The Just-In-Time (JIT) supply chain model, once celebrated for minimizing inventory costs and maximizing efficiency, has now become a key vulnerability in the face of global disruptions. Europe’s dependence on tightly synchronized inbound flows—especially for energy and raw materials—has exposed it to cascading risks from shocks like the Iran–Israel conflict.

To counter this fragility, Europe has accelerated its shift toward renewable energy as a cornerstone of long-term resilience. In 2024, renewables generated nearly 50% of the EU’s electricity, up from 34% in 2019 . This transition offers more than environmental benefits, it reduces exposure to volatile fossil fuel markets, particularly oil and LNG flows threatened by Middle East instability.
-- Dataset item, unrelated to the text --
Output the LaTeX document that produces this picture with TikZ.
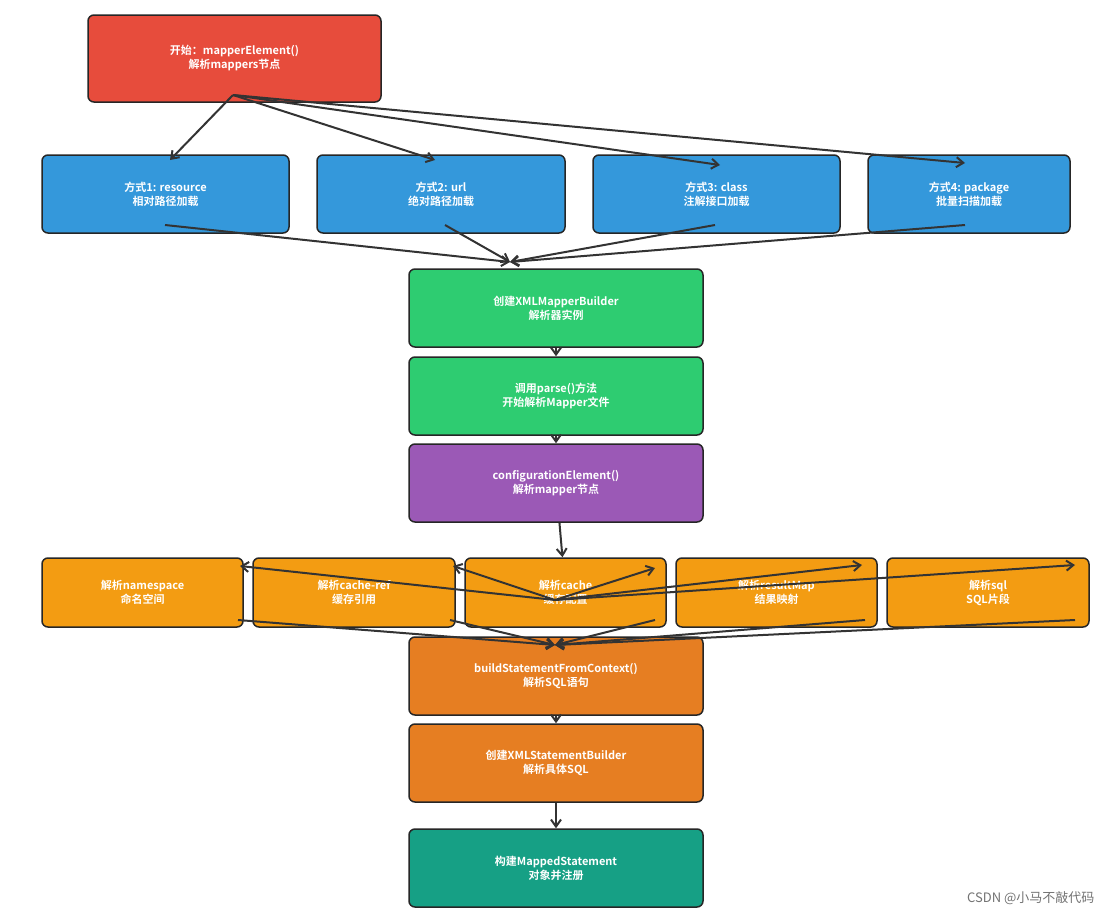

For energy-intensive sectors such as manufacturing, chemicals, and data infrastructure, this growing clean energy base provides greater autonomy and insulation from external shocks. However, grid integration, storage, and smart transmission infrastructure remain critical gaps that must be addressed.

In parallel, strengthening digital infrastructure will be essential. Investments in modular, AI-enabled, and cloud-based supply chain platforms can offer the agility needed to navigate future disruptions—enabling faster response, better visibility, and smarter decision-making in an increasingly uncertain world.  

These platforms enable:

  • End-to-end scenario planning to simulate political and environmental shocks
  • Multi-tier supplier risk analysis to uncover hidden vulnerabilities
  • Real-time exception alerts to act before disruptions spread
  • Cross-functional collaboration tools to keep operations, sales, and finance aligned

Conclusion: Turning Disruption into Competitive Advantage

In a world where supply shocks move faster than goods themselves, agility and resilience is no longer optional, it’s essential. For Europe, recent disruptions have exposed structural vulnerabilities—from energy dependencies and port congestion to over-reliance on distant suppliers. The continent’s supply chain leaders are now being tested not on hindsight, but on foresight.

However, this is also a moment of strategic reset and transformation. By adopting integrated business planning, investing in digital control towers, strengthening demand sensing, and deploying scenario modelling, European companies can move from crisis response to competitive advantage. Those who act now can build systems that anticipate disruption, not just react to it. This will enable them not just to react to crisis, but can anticipate, adapt, and lead.

Disruptions will continue. The real question is: Will your supply chain be ready before they arrive?